Four (4) members of the Board of Directors shall constitute a quorum at any meeting of the Board of Directors.


Article IV - OFFICERS

Section 1. Eligibility.

The Officers of the Society shall be a President, a President-Elect and a Secretary-Treasurer, all of whom must be members of the Society.

Section 2. President, Duties and Election.

The President shall preside at meetings of the Society and the Board of Directors. He/she shall be an ex-officio member of all committees except the Nominating Committee. The President shall appoint with the approval of the Board of Directors all committees except standing committees. The President shall serve a two-year term of office, and, under normal circumstances, will be succeeded by the previously elected President-Elect.

Section 3. President-Elect, Duties and Election.

The President-Elect of the Society shall also serve as the Vice-President. The President-Elect shall assume the office and duties of the President when that office becomes vacant and will temporarily assume the duties of the President in the absence or temporary incapacity of the President. The President-Elect shall be elected by the membership of the Society every year and shall serve for a term of two years.

Section 4. Secretary-Treasurer, Duties and Election.

The Secretary-Treasurer shall receive, administer and disburse all Society funds and shall maintain the records of the Society. He/she shall have charge of all correspondence; conferrals of membership, and shall maintain an official membership list. The Secretary-Treasurer shall be elected by the membership of the Society every three years and shall serve for a term of three years.


Article V - ELECTION

The Board of Directors will appoint a Nominating Committee of three (3) members. The immediate Past-President of the Society should chair the Nominating Committee. The Nominating Committee will provide a ballot with space for write-in candidates. The ballot will be circulated by mail at least thirty (30) days before the Annual Meeting. Ballots will be returned to the Secretary-Treasurer with the member's name signed on the envelope containing the ballot, but said member's name shall not appear upon the ballot itself. The person receiving the majority of votes for any office shall be certified as elected to said office, and in case of a tie vote for any office, the winner shall be determined by vote of the Board of Directors, with the immediate Past-President entitled to cast a vote in case of a tie vote within the Board of Directors.


Article VI - VACANCIES

Vacancy on the Board of Directors.

In case a vacancy shall occur on the Board of Directors, or in any office of the Society, the vacancy shall hold office until the next Annual Meeting at which the election of officers and counselors is in the regular order of business.


Article VII - SEAL

The Seal of the Society shall be in circular form and shall have subscribed thereon the words: "THE SOUTHERN ANTHROPOLOGICAL SOCIETY, INC.CORPORATE SEALGEORGIA"
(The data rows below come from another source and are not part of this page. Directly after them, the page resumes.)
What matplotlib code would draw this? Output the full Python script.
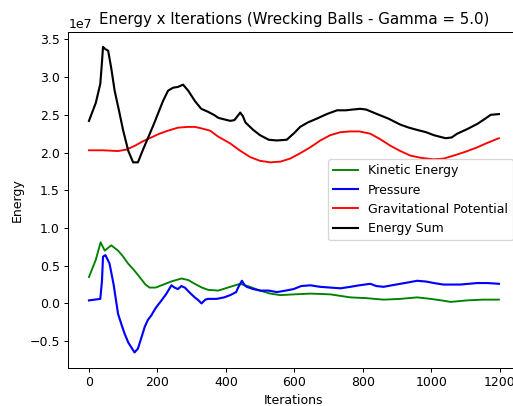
import matplotlib
matplotlib.use("Agg")
import matplotlib.pyplot as plt
import numpy as np

# Energy curves (units of 1e7) sampled at the listed iterations
kin_iter = [0, 20, 34, 46, 65, 85, 100, 114, 130, 148, 165, 177, 195, 212, 240, 270,
            290, 309, 330, 348, 378, 413, 442, 470, 500, 530, 559, 600, 647, 705,
            764, 810, 861, 910, 959, 998, 1030, 1057, 1105, 1150, 1198]
kin_val = [0.35, 0.58, 0.81, 0.70, 0.77, 0.70, 0.62, 0.53, 0.45, 0.35, 0.25, 0.21,
           0.21, 0.24, 0.29, 0.33, 0.31, 0.26, 0.21, 0.18, 0.17, 0.22, 0.26, 0.22,
           0.17, 0.13, 0.11, 0.12, 0.13, 0.12, 0.08, 0.07, 0.05, 0.06, 0.08, 0.06,
           0.04, 0.02, 0.04, 0.05, 0.05]

pres_iter = [0, 33, 38, 41, 48, 60, 72, 85, 95, 104, 115, 129, 133, 143, 150, 163,
             172, 182, 195, 212, 225, 241, 250, 260, 270, 280, 295, 309, 320, 329,
             340, 348, 373, 395, 413, 430, 437, 447, 455, 461, 480, 500, 525, 549,
             575, 598, 620, 647, 675, 705, 735, 764, 790, 822, 840, 861, 885, 910,
             935, 959, 985, 1008, 1035, 1057, 1085, 1110, 1135, 1165, 1198]
pres_val = [0.04, 0.06, 0.30, 0.62, 0.64, 0.53, 0.25, -0.14, -0.28, -0.40, -0.52,
            -0.62, -0.65, -0.60, -0.50, -0.31, -0.22, -0.16, -0.06, 0.04, 0.12,
            0.24, 0.21, 0.19, 0.23, 0.21, 0.14, 0.08, 0.04, 0.00, 0.05, 0.06, 0.06,
            0.08, 0.11, 0.15, 0.22, 0.30, 0.24, 0.22, 0.19, 0.17, 0.17, 0.15, 0.17,
            0.19, 0.23, 0.24, 0.22, 0.21, 0.20, 0.22, 0.24, 0.26, 0.23, 0.22, 0.24,
            0.26, 0.28, 0.30, 0.29, 0.27, 0.25, 0.25, 0.25, 0.26, 0.27, 0.27, 0.26]

grav_iter = [0, 40, 85, 110, 134, 158, 182, 206, 231, 260, 290, 310, 329, 354, 378,
             413, 440, 471, 500, 530, 560, 588, 617, 647, 676, 705, 735, 764, 790,
             822, 850, 881, 910, 939, 970, 1008, 1037, 1066, 1100, 1135, 1165, 1198]
grav_val = [2.03, 2.03, 2.02, 2.04, 2.09, 2.15, 2.20, 2.25, 2.29, 2.33, 2.34, 2.34,
            2.32, 2.29, 2.21, 2.12, 2.03, 1.94, 1.89, 1.87, 1.88, 1.92, 1.99, 2.07,
            2.16, 2.23, 2.27, 2.28, 2.28, 2.25, 2.18, 2.09, 2.02, 1.96, 1.93, 1.91,
            1.92, 1.96, 2.01, 2.07, 2.13, 2.19]

sum_iter = [0, 20, 33, 38, 41, 48, 56, 65, 75, 88, 100, 115, 129, 143, 158, 173,
            188, 202, 216, 231, 246, 260, 275, 290, 310, 328, 348, 365, 378, 395,
            413, 425, 437, 442, 450, 457, 480, 500, 525, 549, 578, 600, 617, 640,
            666, 695, 725, 750, 770, 793, 810, 842, 875, 910, 935, 959, 985, 1008,
            1042, 1060, 1076, 1105, 1135, 1155, 1174, 1198]
sum_val = [2.42, 2.66, 2.91, 3.20, 3.40, 3.37, 3.35, 3.12, 2.82, 2.55, 2.29, 2.02,
           1.87, 1.87, 2.04, 2.20, 2.36, 2.52, 2.68, 2.82, 2.86, 2.87, 2.90, 2.82,
           2.68, 2.58, 2.54, 2.50, 2.46, 2.44, 2.42, 2.43, 2.50, 2.53, 2.48, 2.40,
           2.30, 2.23, 2.17, 2.16, 2.17, 2.26, 2.34, 2.40, 2.45, 2.51, 2.56, 2.56,
           2.57, 2.58, 2.57, 2.51, 2.45, 2.37, 2.33, 2.30, 2.27, 2.23, 2.19, 2.20,
           2.25, 2.31, 2.38, 2.44, 2.50, 2.51]

scale = 1e7
dpi = 90

fig = plt.figure(figsize=(513 / dpi, 406 / dpi), dpi=dpi)
ax = fig.add_axes([0.1335, 0.0943, 0.879, 0.8277])

ax.plot(kin_iter, np.array(kin_val) * scale, color="g", lw=1.5, label="Kinetic Energy")
ax.plot(pres_iter, np.array(pres_val) * scale, color="b", lw=1.7, label="Pressure")
ax.plot(grav_iter, np.array(grav_val) * scale, color="r", lw=1.5, label="Gravitational Potential")
ax.plot(sum_iter, np.array(sum_val) * scale, color="k", lw=1.7, label="Energy Sum")

ax.set_title("Energy x Iterations (Wrecking Balls - Gamma = 5.0)")
ax.set_xlabel("Iterations")
ax.set_ylabel("Energy")
ax.legend(loc="center right")

fig.savefig("out.png", dpi=dpi)
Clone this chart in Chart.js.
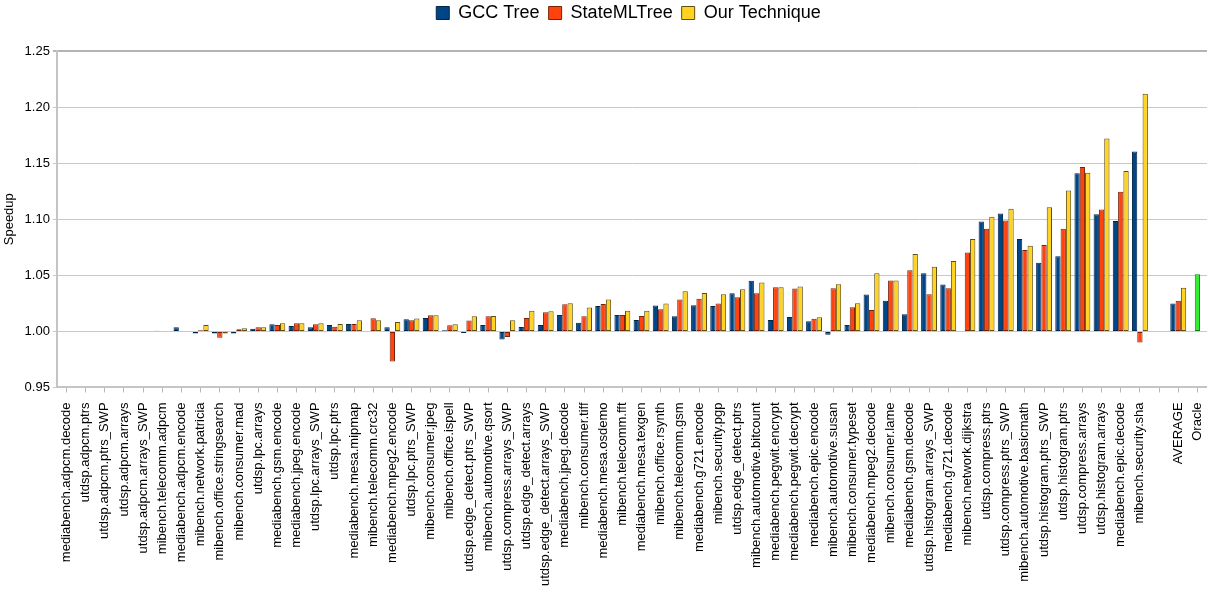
<!DOCTYPE html>
<html>
<head>
<meta charset="utf-8">
<script src="https://cdn.jsdelivr.net/npm/chart.js@4/dist/chart.umd.min.js"></script>
<style>
    html, body { margin: 0; padding: 0; background: #fff; }
    #wrap { width: 1207px; height: 600px; position: relative; }
</style>
</head>
<body>
<div id="wrap"><canvas id="speedup-chart"></canvas></div>
<script>
const categories = [
    "mediabench.adpcm.decode", "utdsp.adpcm.ptrs", "utdsp.adpcm.ptrs_SWP", "utdsp.adpcm.arrays",
    "utdsp.adpcm.arrays_SWP", "mibench.telecomm.adpcm", "mediabench.adpcm.encode", "mibench.network.patricia",
    "mibench.office.stringsearch", "mibench.consumer.mad", "utdsp.lpc.arrays", "mediabench.gsm.encode",
    "mediabench.jpeg.encode", "utdsp.lpc.arrays_SWP", "utdsp.lpc.ptrs", "mediabench.mesa.mipmap",
    "mibench.telecomm.crc32", "mediabench.mpeg2.encode", "utdsp.lpc.ptrs_SWP", "mibench.consumer.jpeg",
    "mibench.office.ispell", "utdsp.edge_detect.ptrs_SWP", "mibench.automotive.qsort", "utdsp.compress.arrays_SWP",
    "utdsp.edge_detect.arrays", "utdsp.edge_detect.arrays_SWP", "mediabench.jpeg.decode", "mibench.consumer.tiff",
    "mediabench.mesa.osdemo", "mibench.telecomm.fft", "mediabench.mesa.texgen", "mibench.office.rsynth",
    "mibench.telecomm.gsm", "mediabench.g721.encode", "mibench.security.pgp", "utdsp.edge_detect.ptrs",
    "mibench.automotive.bitcount", "mediabench.pegwit.encrypt", "mediabench.pegwit.decrypt", "mediabench.epic.encode",
    "mibench.automotive.susan", "mibench.consumer.typeset", "mediabench.mpeg2.decode", "mibench.consumer.lame",
    "mediabench.gsm.decode", "utdsp.histogram.arrays_SWP", "mediabench.g721.decode", "mibench.network.dijkstra",
    "utdsp.compress.ptrs", "utdsp.compress.ptrs_SWP", "mibench.automotive.basicmath", "utdsp.histogram.ptrs_SWP",
    "utdsp.histogram.ptrs", "utdsp.compress.arrays", "utdsp.histogram.arrays", "mediabench.epic.decode",
    "mibench.security.sha", "", "AVERAGE", "Oracle"
];

const gccTree = [
    1.0, 1.0, 1.0, 1.0, 1.0, 1.0006, 1.0036, 0.998, 0.998, 0.998,
    1.0024, 1.0063, 1.0048, 1.0036, 1.0057, 1.0066, 1.0, 1.0036, 1.0108, 1.0119,
    1.001, 0.9985, 1.0057, 0.9928, 1.0039, 1.0057, 1.0146, 1.0078, 1.0227, 1.0146,
    1.0101, 1.023, 1.0134, 1.0233, 1.0227, 1.034, 1.0451, 1.0101, 1.0128, 1.009,
    0.997, 1.0057, 1.0328, 1.0272, 1.0152, 1.0519, 1.0418, 1.0, 1.0979, 1.1051,
    1.0824, 1.0612, 1.0669, 1.1409, 1.1045, 1.0985, 1.1603, null, 1.0248, null
];
const stateMLTree = [
    1.0, 1.0, 1.0, 1.0, 1.0, 1.0, 1.0, 1.001, 0.9943, 1.0018,
    1.0036, 1.0057, 1.0072, 1.0063, 1.0042, 1.0066, 1.0116, 0.9731, 1.01, 1.0143,
    1.0054, 1.0096, 1.0134, 0.9949, 1.0119, 1.017, 1.0242, 1.0134, 1.0245, 1.0146,
    1.0137, 1.0197, 1.0284, 1.029, 1.0248, 1.0304, 1.034, 1.0394, 1.0382, 1.0113,
    1.0385, 1.0215, 1.0191, 1.0454, 1.0546, 1.0331, 1.0385, 1.0704, 1.0916, 1.0988,
    1.0725, 1.077, 1.0916, 1.1466, 1.1087, 1.1245, 0.9901, null, 1.0272, null
];
const ourTechnique = [
    1.0, 1.0, 1.0, 1.0, 1.0, 1.0, 1.0, 1.0057, 0.998, 1.0027,
    1.0036, 1.0072, 1.0072, 1.0072, 1.0066, 1.0099, 1.0099, 1.0084, 1.0114, 1.0143,
    1.0063, 1.0134, 1.0137, 1.0099, 1.0185, 1.0179, 1.0251, 1.0212, 1.0284, 1.0185,
    1.0185, 1.0248, 1.0358, 1.0343, 1.0331, 1.0376, 1.0436, 1.0394, 1.04, 1.0125,
    1.0421, 1.0251, 1.0519, 1.0454, 1.069, 1.0576, 1.0627, 1.0824, 1.1021, 1.1093,
    1.0764, 1.1107, 1.1257, 1.1415, 1.172, 1.143, 1.2119, null, 1.0388, null
];
// oracle is a single bar, drawn in the middle slot of its group
const oracle = [{ x: "Oracle", y: 1.051 }];

const yTicks = [0.95, 1.0, 1.05, 1.1, 1.15, 1.2, 1.25];

const FONT = "'Liberation Sans', Arial, sans-serif";

function barSet(label, data, fill, edge, stack) {
    return {
        label,
        data,
        backgroundColor: fill,
        borderColor: edge,
        borderWidth: 1,
        borderSkipped: false,
        base: 1,
        stack,
        categoryPercentage: 0.83,
        barPercentage: 1.0,
    };
}

// extra room under the legend, and nudge it to sit over the plot like the original
const legendSpacer = {
    id: "legendSpacer",
    beforeInit(chart) {
        const fit = chart.legend.fit;
        chart.legend.fit = function () {
            fit.call(this);
            this.height += 19;
        };
    },
    afterLayout(chart) {
        chart.legend.left += 24;
        chart.legend.right += 24;
    },
};

new Chart(document.getElementById("speedup-chart"), {
    type: "bar",
    data: {
        labels: categories,
        datasets: [
            barSet("GCC Tree", gccTree, "#004586", "#00254a", "g"),
            barSet("StateMLTree", stateMLTree, "#ff420e", "#7a2208", "s"),
            barSet("Our Technique", ourTechnique, "#ffd320", "#5e4e12", "o"),
            barSet("Oracle", oracle, "#33ee33", "#1c7a1c", "s"),
        ],
    },
    plugins: [legendSpacer],
    options: {
        responsive: true,
        maintainAspectRatio: false,
        animation: false,
        layout: { padding: { top: 0, left: 2, right: 0, bottom: 4 } },
        plugins: {
            legend: {
                position: "top",
                labels: {
                    filter: (item) => item.datasetIndex < 3,
                    generateLabels: (chart) =>
                        Chart.defaults.plugins.legend.labels.generateLabels(chart).map((item, i) => {
                            if (i < 2) item.text += " ";
                            return item;
                        }),
                    font: { family: FONT, size: 18 },
                    color: "#000",
                    boxWidth: 13,
                    boxHeight: 13,
                    padding: 4,
                },
            },
            tooltip: { enabled: false },
        },
        scales: {
            x: {
                ticks: {
                    autoSkip: false,
                    minRotation: 90,
                    maxRotation: 90,
                    padding: 10,
                    color: "#000",
                    font: { family: FONT, size: 13 },
                },
                grid: {
                    offset: false,
                    drawOnChartArea: false,
                    tickLength: 5,
                    color: "#b8b8b8",
                },
                border: { color: "#c4c4c4", width: 2 },
                afterFit: (axis) => {
                    axis.paddingLeft = 0;
                    axis.paddingRight = 0;
                },
            },
            y: {
                stacked: false,
                min: 0.95,
                max: 1.25,
                afterBuildTicks: (axis) => {
                    axis.ticks = yTicks.map((v) => ({ value: v }));
                },
                ticks: {
                    padding: 3,
                    color: "#000",
                    font: { family: FONT, size: 13 },
                    callback: (v) => Number(v).toFixed(2),
                },
                grid: {
                    color: (ctx) => (ctx.tick && ctx.tick.value === 1.25 ? "#b4b4b4" : "#c8c8c8"),
                    lineWidth: (ctx) => (ctx.tick && ctx.tick.value === 1.25 ? 2 : 1),
                    tickLength: 4,
                },
                border: { color: "#c4c4c4", width: 2 },
                title: {
                    display: true,
                    text: "Speedup",
                    color: "#000",
                    font: { family: FONT, size: 13 },
                    padding: { top: 0, bottom: 4 },
                },
            },
        },
    },
});
</script>
</body>
</html>
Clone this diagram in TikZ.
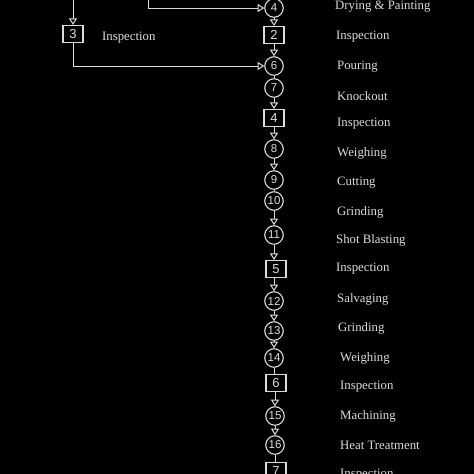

Article VIII - FISCAL YEAR

The fiscal year of the Society shall begin on the first day of January and end on the thirty-first of December until or unless otherwise provided by the Board of Directors by proper resolution.


Article IX - AMENDMENTS

Procedure.

These Bylaws may be amended by vote of the majority of the members present at an Annual Meeting, or at any Special Meeting being called for that purpose, provided that notices of such proposed amendments shall be mailed at least ten (10) days prior to the day for which the meeting is called. The proposed amendment shall be submitted in writing to the Directors at least thirty (30) days before the date of the Annual Meeting or of any Special Called Meeting wherein the purpose is to amend the bylaws.